A Congressman is filing articles of impeachment against President Donald Trump over his comments about the events that occurred in Charlottesville, VA on Saturday. U.S. Rep. Steve Cohen (D-TN) announced the filing Thursday.
In his filing, Cohn writes:
“I have expressed great concerns about President Trump’s ability to lead our country in the Resolution of No Confidence (H.Res. 456) that I introduced in July with 29 of my colleagues; however, after the President’s comments on Saturday, August 12 and again on Tuesday, August 15 in response to the horrific events in Charlottesville, I believe the President should be impeached and removed from office.”
Cohen claimed the president didn’t condemn hateful actions of white nationalists and instead said there were fine people on both sides. “There are no good Nazis. There are no good Klansmen,” Cohen writes.

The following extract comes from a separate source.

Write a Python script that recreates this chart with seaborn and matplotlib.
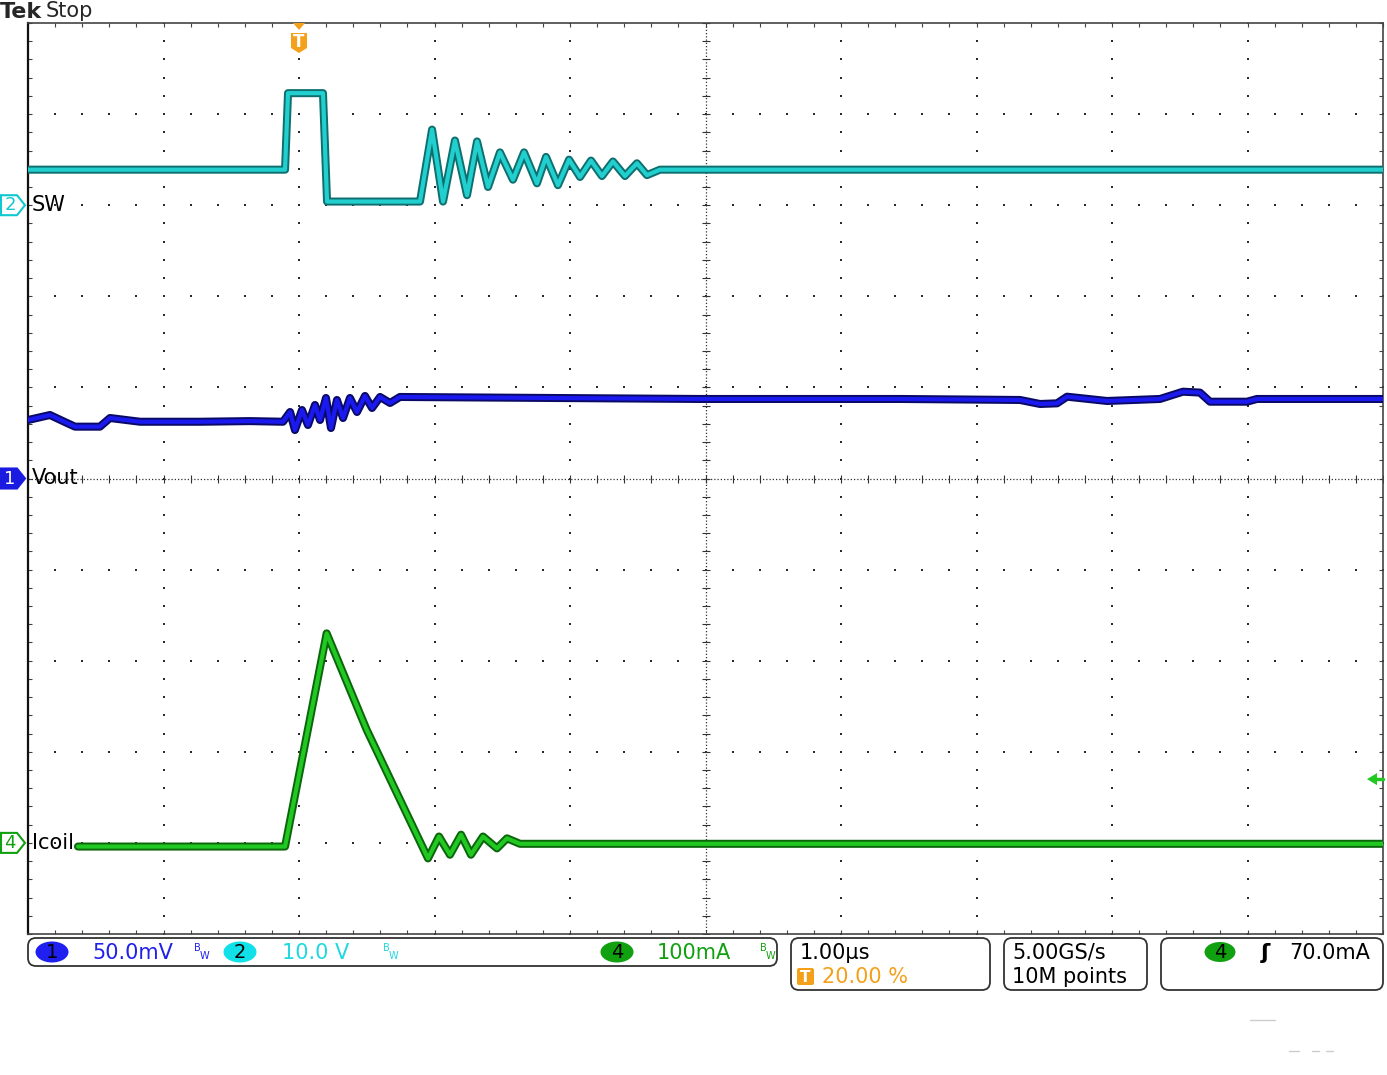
import numpy as np
import matplotlib
matplotlib.use('Agg')
import matplotlib.pyplot as plt
import matplotlib.patheffects as pe
from matplotlib.patches import Polygon, Ellipse, FancyBboxPatch
from matplotlib.lines import Line2D
from matplotlib.transforms import Affine2D, blended_transform_factory
import seaborn as sns

sns.set_style('white')
plt.rcParams['font.family'] = ['DejaVu Sans']

W, H = 1387, 1075

# time in us (trigger at 0), vertical position in screen divisions
sw_t = [-2.0, -0.103, -0.081, 0.177, 0.207, 0.893, 0.982, 1.063, 1.151, 1.240,
        1.314, 1.395, 1.483, 1.579, 1.661, 1.756, 1.823, 1.911, 1.993, 2.074,
        2.155, 2.236, 2.317, 2.406, 2.494, 2.568, 2.664, 8.0]
sw_v = [3.39, 3.39, 4.23, 4.23, 3.04, 3.04, 3.83, 3.04, 3.71, 3.11,
        3.70, 3.20, 3.58, 3.28, 3.58, 3.24, 3.53, 3.22, 3.50, 3.31,
        3.49, 3.32, 3.48, 3.32, 3.46, 3.33, 3.39, 3.39]

vout_t = [-2.0, -1.838, -1.712, -1.653, -1.469, -1.395, -1.173, -0.731, -0.362, -0.118,
          -0.066, -0.030, 0.022, 0.066, 0.118, 0.155, 0.199, 0.236, 0.280, 0.325,
          0.376, 0.428, 0.487, 0.539, 0.598, 0.672, 0.745, 2.959, 4.435, 5.321,
          5.469, 5.594, 5.668, 5.963, 6.354, 6.524, 6.649, 6.723, 6.996, 7.070, 8.0]
vout_v = [0.642, 0.697, 0.609, 0.569, 0.569, 0.664, 0.623, 0.623, 0.630, 0.623,
          0.730, 0.532, 0.752, 0.587, 0.807, 0.642, 0.884, 0.554, 0.862, 0.664,
          0.884, 0.730, 0.906, 0.774, 0.895, 0.829, 0.895, 0.873, 0.873, 0.862,
          0.818, 0.825, 0.898, 0.851, 0.873, 0.953, 0.943, 0.843, 0.843, 0.873, 0.873]

icoil_t = [-1.631, -0.103, 0.204, 0.50, 0.952, 1.033, 1.114, 1.196, 1.269, 1.358,
           1.461, 1.535, 1.631, 8.0]
icoil_v = [-4.04, -4.04, -1.70, -2.76, -4.17, -3.93, -4.13, -3.91, -4.13, -3.93,
           -4.06, -3.95, -4.01, -4.01]

# channel ground markers (divisions) and scales
sw_ground, vout_ground, icoil_ground = 3.0, 0.0, -4.0
icoil_scale_ma = 100.0
trig_level_ma = 70.0

CYAN, CYAN_D = '#22cfcf', '#0f6f6f'
BLUE, BLUE_D = '#1a1af0', '#0a0a66'
GREEN, GREEN_D = '#22c822', '#0b650b'
ORANGE = '#f5a01a'
GRID = '#2a2a2a'

fig = plt.figure(figsize=(W / 100, H / 100), dpi=100)
ax = fig.add_axes([28 / W, 1 - 934 / H, 1355 / W, 911 / H])
ax.set_xlim(-2, 8)
ax.set_ylim(-5, 5)
PX_DIV_X = 1355 / 10
PX_DIV_Y = 911 / 10

# pixel transform (y down) for the screen decorations
PX = Affine2D().scale(1 / W, -1 / H).translate(0, 1) + fig.transFigure
PX_Y = blended_transform_factory(PX, ax.transData)
T_PX = blended_transform_factory(ax.transData, PX)

# graticule
minor_x = np.round(np.arange(-2, 8.001, 0.2), 2)
minor_y = np.round(np.arange(-5, 5.001, 0.2), 2)
for k in range(-1, 8):
    if k == 3:
        continue
    ax.scatter(np.full_like(minor_y, k), minor_y, s=2.2, c=GRID, marker='s', linewidths=0, zorder=1)
for k in range(-4, 5):
    if k == 0:
        continue
    ax.scatter(minor_x, np.full_like(minor_x, k), s=2.2, c=GRID, marker='s', linewidths=0, zorder=1)
ax.axhline(0, color='#333', lw=0.9, ls=(0, (1, 1.6)), zorder=1)
ax.axvline(3, color='#333', lw=0.9, ls=(0, (1, 1.6)), zorder=1)
ax.scatter(minor_x, np.zeros_like(minor_x), marker='|', s=30, c='#333', linewidths=0.8, zorder=1)
ax.scatter(np.full_like(minor_y, 3), minor_y, marker='_', s=30, c='#333', linewidths=0.8, zorder=1)

ax.set_xticks(np.arange(-2, 8.01, 1))
ax.set_yticks(np.arange(-5, 5.01, 1))
ax.set_xticks(minor_x, minor=True)
ax.set_yticks(minor_y, minor=True)
ax.tick_params(which='both', direction='in', length=3, width=0.8, colors='#444',
               top=True, right=True, bottom=True, left=True,
               labelbottom=False, labelleft=False)
for side, sp in ax.spines.items():
    sp.set_color('#444')
    sp.set_linewidth(1.2)
ax.spines['left'].set_color('#111')
ax.spines['left'].set_linewidth(1.6)
ax.grid(False)

# traces
def trace(t, v, core, dark):
    sns.lineplot(x=t, y=v, ax=ax, color=core, lw=3.0, estimator=None, sort=False,
                 zorder=4, solid_joinstyle='round', solid_capstyle='round',
                 path_effects=[pe.Stroke(linewidth=5.8, foreground=dark, joinstyle='round'),
                               pe.Normal()])

trace(icoil_t, icoil_v, GREEN, GREEN_D)
trace(vout_t, vout_v, BLUE, BLUE_D)
trace(sw_t, sw_v, CYAN, CYAN_D)
ax.set_xlabel('')
ax.set_ylabel('')

# channel markers on the left
def chan_marker(level, num, color, filled, name):
    h = 10 / PX_DIV_Y
    poly = Polygon([(1, level + h), (17, level + h), (25, level), (17, level - h), (1, level - h)],
                   closed=True, transform=PX_Y, facecolor=color if filled else 'white',
                   edgecolor=color, lw=1.5, clip_on=False, zorder=6)
    fig.add_artist(poly)
    fig.text(10, level, num, transform=PX_Y, ha='center', va='center', fontsize=13,
             color='white' if filled else color, zorder=8)
    fig.text(32, level, name, transform=PX_Y, ha='left', va='center', fontsize=15,
             color='black', zorder=8)

chan_marker(sw_ground, '2', '#10c8d0', False, 'SW')
chan_marker(vout_ground, '1', '#1a1ae0', True, 'Vout')
chan_marker(icoil_ground, '4', '#10a010', False, 'Icoil')

# trigger position marker at the top
dx = 1 / PX_DIV_X
fig.add_artist(Polygon([(-6 * dx, 23), (6 * dx, 23), (0, 30)], closed=True, transform=T_PX,
                       facecolor=ORANGE, edgecolor='none', clip_on=False, zorder=7))
fig.add_artist(Polygon([(-8 * dx, 33), (8 * dx, 33), (8 * dx, 48), (0, 53), (-8 * dx, 48)],
                       closed=True, transform=T_PX, facecolor=ORANGE, edgecolor='none',
                       clip_on=False, zorder=7))
fig.text(0, 42, 'T', transform=T_PX, ha='center', va='center', fontsize=12,
         fontweight='bold', color='white', zorder=8)

# trigger level arrow on the right
trig_div = icoil_ground + trig_level_ma / icoil_scale_ma
dy = 1 / PX_DIV_Y
fig.add_artist(Polygon([(1367, trig_div), (1377, trig_div + 6 * dy), (1377, trig_div - 6 * dy)],
                       closed=True, transform=PX_Y, facecolor=GREEN, edgecolor='none',
                       clip_on=False, zorder=7))
fig.add_artist(Line2D([1375, 1383], [trig_div, trig_div], transform=PX_Y, color=GREEN, lw=2.5))

# header
fig.text(0, 12, 'Tek', transform=PX, ha='left', va='center', fontsize=16, fontweight='bold')
fig.text(46, 11, 'Stop', transform=PX, ha='left', va='center', fontsize=15)

# status boxes
def box(x0, y0, x1, y1):
    fig.add_artist(FancyBboxPatch((x0, y0), x1 - x0, y1 - y0, boxstyle='round,pad=0,rounding_size=8',
                                  transform=PX, facecolor='white', edgecolor='#333', lw=1.3))

def badge(xc, yc, num, color, w=33, h=21):
    fig.add_artist(Ellipse((xc, yc), w, h, transform=PX, facecolor=color, edgecolor='none'))
    fig.text(xc, yc, num, transform=PX, ha='center', va='center', fontsize=14, color='black',
             zorder=8)

def bw(x, color):
    fig.text(x, 948, 'B', transform=PX, ha='left', va='center', fontsize=7, color=color)
    fig.text(x + 6, 956, 'W', transform=PX, ha='left', va='center', fontsize=7, color=color)

box(28, 938, 777, 966)
badge(52, 952, '1', '#1f1ff0')
fig.text(92, 953, '50.0mV', transform=PX, ha='left', va='center', fontsize=15, color='#2020e8')
bw(194, '#2020e8')
badge(240, 952, '2', '#10e0e8')
fig.text(282, 953, '10.0 V', transform=PX, ha='left', va='center', fontsize=15, color='#20d8e0')
bw(383, '#20d8e0')
badge(617, 952, '4', '#10a010')
fig.text(657, 953, '100mA', transform=PX, ha='left', va='center', fontsize=15, color='#10a010')
bw(760, '#10a010')

box(791, 938, 990, 990)
fig.text(800, 953, '1.00µs', transform=PX, ha='left', va='center', fontsize=15, color='black')
fig.add_artist(FancyBboxPatch((797, 968), 17, 17, boxstyle='round,pad=0,rounding_size=2',
                              transform=PX, facecolor=ORANGE, edgecolor='none'))
fig.text(805.5, 977, 'T', transform=PX, ha='center', va='center', fontsize=11,
         fontweight='bold', color='white', zorder=8)
fig.text(822, 977, '20.00 %', transform=PX, ha='left', va='center', fontsize=15, color=ORANGE)

box(1004, 938, 1147, 990)
fig.text(1012, 953, '5.00GS/s', transform=PX, ha='left', va='center', fontsize=15, color='black')
fig.text(1012, 977, '10M points', transform=PX, ha='left', va='center', fontsize=15, color='black')

box(1161, 938, 1383, 990)
badge(1220, 952, '4', '#10a010', w=31, h=20)
fig.text(1265, 953, 'ʃ', transform=PX, ha='center', va='center', fontsize=16,
         fontweight='bold', color='black')
fig.text(1289, 953, '70.0mA', transform=PX, ha='left', va='center', fontsize=15, color='black')

# faint leftover marks below the screen
for xa, xb, yy in [(1250, 1275, 1020), (1289, 1299, 1051), (1312, 1319, 1051), (1326, 1333, 1051)]:
    fig.add_artist(Line2D([xa, xb], [yy, yy], transform=PX, color='#cccccc', lw=1))

fig.savefig('out.png', dpi=100)
plt.close(fig)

President Trump did, in fact, denounce white supremacists and hate speech on Monday, but Cohen doesn’t acknowledge that.
Instead, Cohen continues:
“In reaction to the downfall of the Confederacy, and the subsequent passage of the Reconstruction Amendments to our constitution, the KKK embarked on a dastardly campaign to terrorize and intimidate African Americans from exercising their newly acquired civil rights. Subsequent incarnations of the Klan continued to terrorize African Americans with lynchings and civil rights murders…”

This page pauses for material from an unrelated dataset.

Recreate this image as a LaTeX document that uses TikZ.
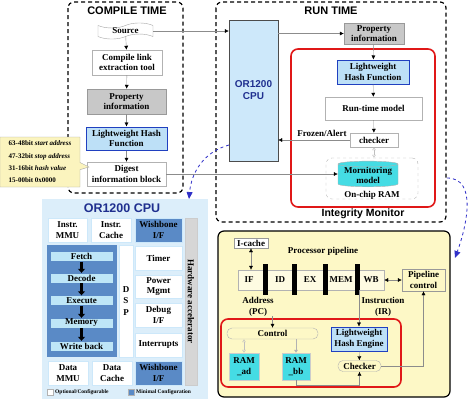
\documentclass[tikz,border=0pt]{standalone}
\usepackage{fontspec}
\setmainfont{Liberation Serif}
\newfontfamily\headfont{Liberation Sans}
\usetikzlibrary{arrows.meta,shapes.symbols,shapes.geometric,shapes.callouts}
\definecolor{propgray}{HTML}{C8C8C8}
\definecolor{hashfill}{HTML}{BDE0F7}
\definecolor{hashedge}{HTML}{2040C0}
\definecolor{cpufill}{HTML}{CDE8FA}
\definecolor{cputext}{HTML}{1F2F8F}
\definecolor{ramcyan}{HTML}{45DCE4}
\definecolor{panelblue}{HTML}{DCEEFA}
\definecolor{wbblue}{HTML}{5A8AC6}
\definecolor{stagecyan}{HTML}{BEE6F7}
\definecolor{hwgray}{HTML}{D6D6D6}
\definecolor{pipeyellow}{HTML}{FDF8C6}
\definecolor{notefill}{HTML}{FBF4BE}
\definecolor{dashblue}{HTML}{3030C8}
\definecolor{monred}{HTML}{E01818}
\newcommand\hd{\headfont\bfseries}
\newcommand\fs[2]{\fontsize{#1}{#2}\selectfont}

\begin{document}
\begin{tikzpicture}[x=1pt,y=-1pt,
  every node/.style={font=\bfseries\fs{9}{10.5}, inner sep=0pt, align=center},
  plainbox/.style={draw=black!30, fill=white},
  graybox/.style={draw=black!40, fill=propgray},
  hashbox/.style={draw=hashedge, line width=1pt, fill=hashfill},
  partbox/.style={draw=cpufill, fill=white},
  wbbox/.style={draw=cpufill, fill=wbblue},
  stagebox/.style={draw=wbblue, fill=stagecyan, minimum width=63, minimum height=10},
  zone/.style={dashed, dash pattern=on 4pt off 3pt, line width=1.2pt, rounded corners=6pt},
  conn/.style={draw=black!45, -{Latex[length=4pt,width=4pt,color=black]}},
  bothconn/.style={draw=black!45, {Latex[length=4pt,width=4pt,color=black]}-{Latex[length=4pt,width=4pt,color=black]}},
  hollow/.style={draw=black!25, {Latex[open,length=3pt,width=4pt]}-{Latex[open,length=3pt,width=4pt]}},
  bluedash/.style={draw=dashblue, dashed, thick, -{Triangle[length=7pt,width=6pt,color=dashblue]}},
  bigdown/.style={line width=2.2pt, -{Triangle[length=4pt,width=7pt]}}]
\useasboundingbox (0,0) rectangle (474,400);

% compile time
\draw[zone] (68,2) rectangle (183,193);
\node[font=\hd\fs{11}{13}] (ctitle) at (127,11) {COMPILE TIME};
\node[tape, draw=black!35, fill=white, minimum width=55, minimum height=14,
  tape bend top=in and out, tape bend bottom=in and out] (src) at (125.5,31) {Source};
\node[plainbox, minimum width=70, minimum height=25] (clink) at (127,62.5) {Compile link\\extraction tool};
\node[graybox, minimum width=79, minimum height=25] (pinfoc) at (126.5,101.5) {Property\\information};
\node[hashbox, minimum width=81, minimum height=23] (hashc) at (126.5,138.5) {Lightweight Hash\\Function};
\node[plainbox, minimum width=79, minimum height=24] (digest) at (126.5,174) {Digest\\information block};
\draw[conn] (src) -- (clink);
\draw[conn] (clink) -- (pinfoc);
\draw[conn] (pinfoc) -- (hashc);
\draw[conn] (hashc) -- (digest);

\node[rectangle callout, callout absolute pointer={(89,167)}, draw=black!35, fill=notefill,
  minimum width=80, minimum height=50, align=left, font=\bfseries\fs{7}{12.3}] (note) at (40,162)
  {63-48bit \textit{start address}\\47-32bit \textit{stop address}\\31-16bit \textit{hash value}\\15-00bit 0x0000};

% run time
\draw[zone] (216,2) rectangle (446,222);
\node[font=\hd\fs{11}{13}] (rtitle) at (331,11) {RUN TIME};
\node[draw=black!70, fill=cpufill, minimum width=49, minimum height=141,
  font=\hd\fs{10}{12}, text=cputext] (cpu) at (253.5,90.5) {OR1200\\CPU};
\node[graybox, minimum width=60, minimum height=21] (pinfor) at (374,33.5) {Property\\information};
\draw[monred, line width=1.6pt, rounded corners=7pt] (291,49) rectangle (435,207);
\node[hashbox, minimum width=72, minimum height=24] (hashr) at (373,72) {Lightweight\\Hash Function};
\node[plainbox, minimum width=97, minimum height=23] (rtmodel) at (373.5,108.5) {Run-time model};
\node[plainbox, minimum width=48, minimum height=14] (chk) at (374,140) {checker};
\node[draw=black!30, dashed, rounded corners=6pt, minimum width=92, minimum height=41] (onchip) at (372,178.5) {};
\node[cylinder, shape border rotate=90, aspect=0.12, draw=black!30, fill=ramcyan,
  minimum width=60, minimum height=23] (monmodel) at (368,175.5) {Mornitoring\\model};
\node (ramlbl) at (372,195) {On-chip RAM};
\node[font=\hd\fs{10.5}{12}] (imlbl) at (363,214) {Integrity Monitor};
\node (frozen) at (322,133) {Frozen/Alert};

\draw[conn] (src.east) -- (src.east -| cpu.west);
\draw[conn] (cpu.east |- pinfor.west) -- (pinfor.west);
\draw[conn] (pinfor) -- (hashr);
\draw[conn] (hashr) -- (rtmodel);
\draw[conn] (rtmodel) -- (chk);
\draw[conn] (chk.west) -- (chk.west -| cpu.east);
\draw[hollow] (chk.south) -- (onchip.north -| chk.south);
\draw[conn] (digest.east) -- (digest.east -| monmodel.west);

% hand-over arrows
\coordinate (cpuleft) at (229,145);
\coordinate (paneltop) at (189,199);
\coordinate (rtright) at (447,178);
\coordinate (pipetop) at (455,258);
\draw[bluedash] (cpuleft) to[out=195,in=85] (paneltop);
\draw[bluedash] (rtright) to[out=0,in=70] (pipetop);

% OR1200 panel
\fill[panelblue] (42,199) rectangle (208,399);
\node[font=\hd\fs{12.5}{14}, text=cputext] (ptitle) at (122,208) {OR1200 CPU};
\node[partbox, minimum width=39, minimum height=24] (immu) at (67.5,230) {Instr.\\MMU};
\node[partbox, minimum width=40, minimum height=24] (icache) at (111,230) {Instr.\\Cache};
\node[wbbox, minimum width=47, minimum height=24] (wbtop) at (158.5,230) {Wishbone\\I/F};
\node[draw=black!20, fill=hwgray, rotate=-90, minimum width=167, minimum height=12] (hwacc) at (191,301.5) {Hardware accelerator};
\node[fill=wbblue, minimum width=70, minimum height=112] (core) at (82,301) {};
\foreach \nm/\txt/\yy in {fetch/Fetch/256.5, decode/Decode/278, execute/Execute/300.5, memory/Memory/323, wback/Write back/346}
  \node[stagebox] (\nm) at (81.5,\yy) {\txt};
\foreach \a/\b in {fetch/decode, decode/execute, execute/memory, memory/wback}
  \draw[bigdown] (\a) -- (\b);
\node[partbox, minimum width=14, minimum height=112, font=\bfseries\fs{9}{11.5}] (dsp) at (126,301) {D\\S\\P};
\node[partbox, minimum width=47, minimum height=24] (timer) at (158.5,258) {Timer};
\node[partbox, minimum width=47, minimum height=23] (power) at (158.5,286.5) {Power\\Mgmt};
\node[partbox, minimum width=47, minimum height=24] (debug) at (158.5,315) {Debug\\I/F};
\node[partbox, minimum width=47, minimum height=24] (intr) at (158.5,345) {Interrupts};
\node[partbox, minimum width=40, minimum height=24] (dmmu) at (68,373) {Data\\MMU};
\node[partbox, minimum width=40, minimum height=24] (dcache) at (112,373) {Data\\Cache};
\node[wbbox, minimum width=47, minimum height=24] (wbbot) at (158.5,373) {Wishbone\\I/F};
\node[draw=black!30, fill=white, minimum size=6] (keyopt) at (50,392) {};
\node[anchor=west, font=\bfseries\fs{5.5}{6}] (keyoptlbl) at (55,392) {Optional/Configurable};
\node[draw=black!30, fill=wbblue, minimum size=6] (keymin) at (131,392) {};
\node[anchor=west, font=\bfseries\fs{5.5}{6}] (keyminlbl) at (136,392) {Minimal Configuration};

% processor pipeline
\draw[line width=1.2pt, fill=pipeyellow, rounded corners=6pt] (218,231) rectangle (450,397);
\node[plainbox, draw=black!40, minimum width=34, minimum height=10] (icache2) at (251,243) {I-cache};
\node (pplbl) at (323,251) {Processor pipeline};
\node[draw=black!30, fill=pipeyellow!50!white, minimum width=146, minimum height=20] (pipe) at (311,280) {};
\foreach \lbl/\lx in {IF/249, ID/280, EX/310, MEM/341, WB/371}
  \node (st\lbl) at (\lx,280) {\lbl};
\foreach \bx in {265,294,325,357}
  \fill (\bx-2.5,264) rectangle (\bx+2.5,295);
\node[plainbox, draw=black!40, fill=pipeyellow, minimum width=43, minimum height=22] (pctrl) at (423.5,280) {Pipeline\\control};
\node[font=\bfseries\fs{9}{11}] (pclbl) at (258,306.5) {Address\\(PC)};
\node[font=\bfseries\fs{9}{11}] (irlbl) at (383,306.5) {Instruction\\(IR)};
\draw[bothconn] (icache2.south) -- (icache2.south |- pipe.north);
\draw[bothconn] (pipe.east) -- (pctrl.west);

\draw[monred, line width=1.6pt, rounded corners=7pt] (221,319) rectangle (401,387);
\node[draw=black!30, fill=pipeyellow, rounded corners=5pt, minimum width=91, minimum height=11] (ctrl) at (272.5,333.5) {Control};
\node[draw=black!20, fill=ramcyan, minimum width=30, minimum height=27] (ramad) at (244,366.5) {RAM\\\_ad};
\node[draw=black!20, fill=ramcyan, minimum width=28, minimum height=27] (rambb) at (296,366.5) {RAM\\\_bb};
\node[hashbox, minimum width=56, minimum height=24] (hashe) at (359,339) {Lightweight\\Hash Engine};
\node[draw=black!30, fill=pipeyellow, rounded corners=5pt, minimum width=43, minimum height=11] (chk2) at (359.5,366) {Checker};
\draw[conn] (pclbl.south -| ctrl.north) -- (ctrl.north);
\draw[hollow] (ctrl.south -| ramad.north) -- (ramad.north);
\draw[draw=black!30, -{Latex[length=3pt,width=4pt]}] (ctrl.south -| rambb.north) -- (rambb.north);
\draw[conn] (pipe.south -| hashe.north) -- (hashe.north);
\draw[conn] (hashe) -- (chk2);
\draw[conn] (rambb.south) -- ++(0,5) -| (chk2.south);
\draw[conn] (chk2.east) -| (pctrl.south);
\end{tikzpicture}
\end{document}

Representing a large portion of Memphis, TN since 2007, Cohen told reporters in his Memphis office that with a Republican majority in Congress, impeachment seems unlikely. When asked if Republican leadership would proceed with impeachment hearings, Cohen said, “I think it’s more likely we’re going to have snow tomorrow.”
Cohen said the events in Charlottesville, and the president’s comments after, prompted him to act, “both as a Jew and as a representative of a majority African-American district,” the Tennessean reports.

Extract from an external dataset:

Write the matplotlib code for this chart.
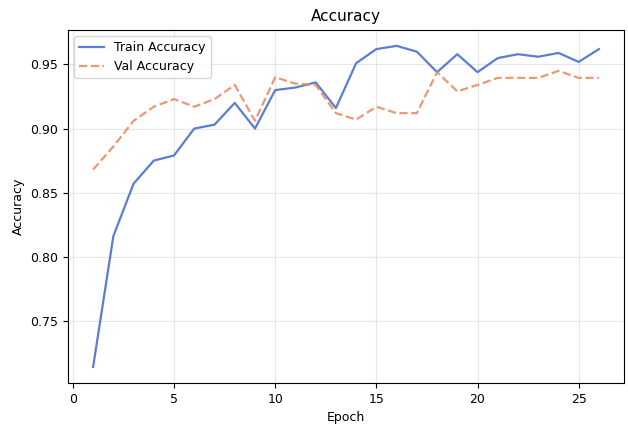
import matplotlib
matplotlib.use('Agg')
import matplotlib.pyplot as plt

epochs = list(range(1, 27))

train_acc = [0.714, 0.816, 0.857, 0.875, 0.879, 0.900, 0.903, 0.920, 0.900, 0.930,
             0.932, 0.936, 0.916, 0.951, 0.962, 0.9645, 0.960, 0.944, 0.958, 0.944,
             0.955, 0.958, 0.956, 0.959, 0.952, 0.962]

val_acc = [0.868, 0.886, 0.906, 0.917, 0.923, 0.917, 0.923, 0.934, 0.906, 0.940,
           0.935, 0.934, 0.912, 0.907, 0.917, 0.912, 0.912, 0.944, 0.929, 0.934,
           0.9395, 0.9395, 0.9395, 0.945, 0.9395, 0.9395]

fig = plt.figure(figsize=(6.28, 4.26), dpi=100)
ax = fig.add_axes([0.108, 0.101, 0.886, 0.829])

ax.plot(epochs, train_acc, color='#4a6fcf', linewidth=1.6, alpha=0.9, label='Train Accuracy')
ax.plot(epochs, val_acc, color='#e8875c', linewidth=1.6, linestyle='--', alpha=0.85, label='Val Accuracy')

ax.set_title('Accuracy', fontsize=11)
ax.set_xlabel('Epoch', fontsize=9)
ax.set_ylabel('Accuracy', fontsize=9)
ax.tick_params(labelsize=9)
ax.grid(True, alpha=0.3)
ax.legend(loc='upper left', fontsize=9)

fig.savefig('out.png', dpi=100)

Citing TV coverage of the events, Cohen said it reminded him of Nazi actions against Jews in Germany.”I couldn’t believe it was America,” he said. Cohen expressed concern for the “majority of people in his district,” saying the president might target them.
When reporters asked what exactly the articles of impeachment would say, Cohen replied that the “high crimes and misdemeanors” language in the constitution is vague. By his estimation, theoretically Congress could impeach a president for even a minor crime like jaywalking. Yet failure to act against domestic enemies, like white supremacists, is another crime worth considering.
In a statement released earlier, Cohen said, “Instead of unequivocally condemning hateful actions by neo-Nazis, white nationalists and Klansmen following a national tragedy, the president said ‘there were very fine people on both sides.’ There are no good Nazis. There are no good Klansmen.”
Cohen also noted hopefully that ongoing investigations into Russian collusion could provide proof of specific crimes committed by the president.
Many Democratic and Republican lawmakers have distanced themselves from the president after he maintained that there were many groups acting violently in Charlottesville.
Cohen isn’t the first lawmaker to pursue impeachment. In June, Reps. Brad Sherman (D-CA) and Al Green (DX) also introduced an article of impeachment.
Cohen also filed a no confidence resolution against Trump in June, along with 23 House Democrats, citing unacceptable behavior by the president of the United States.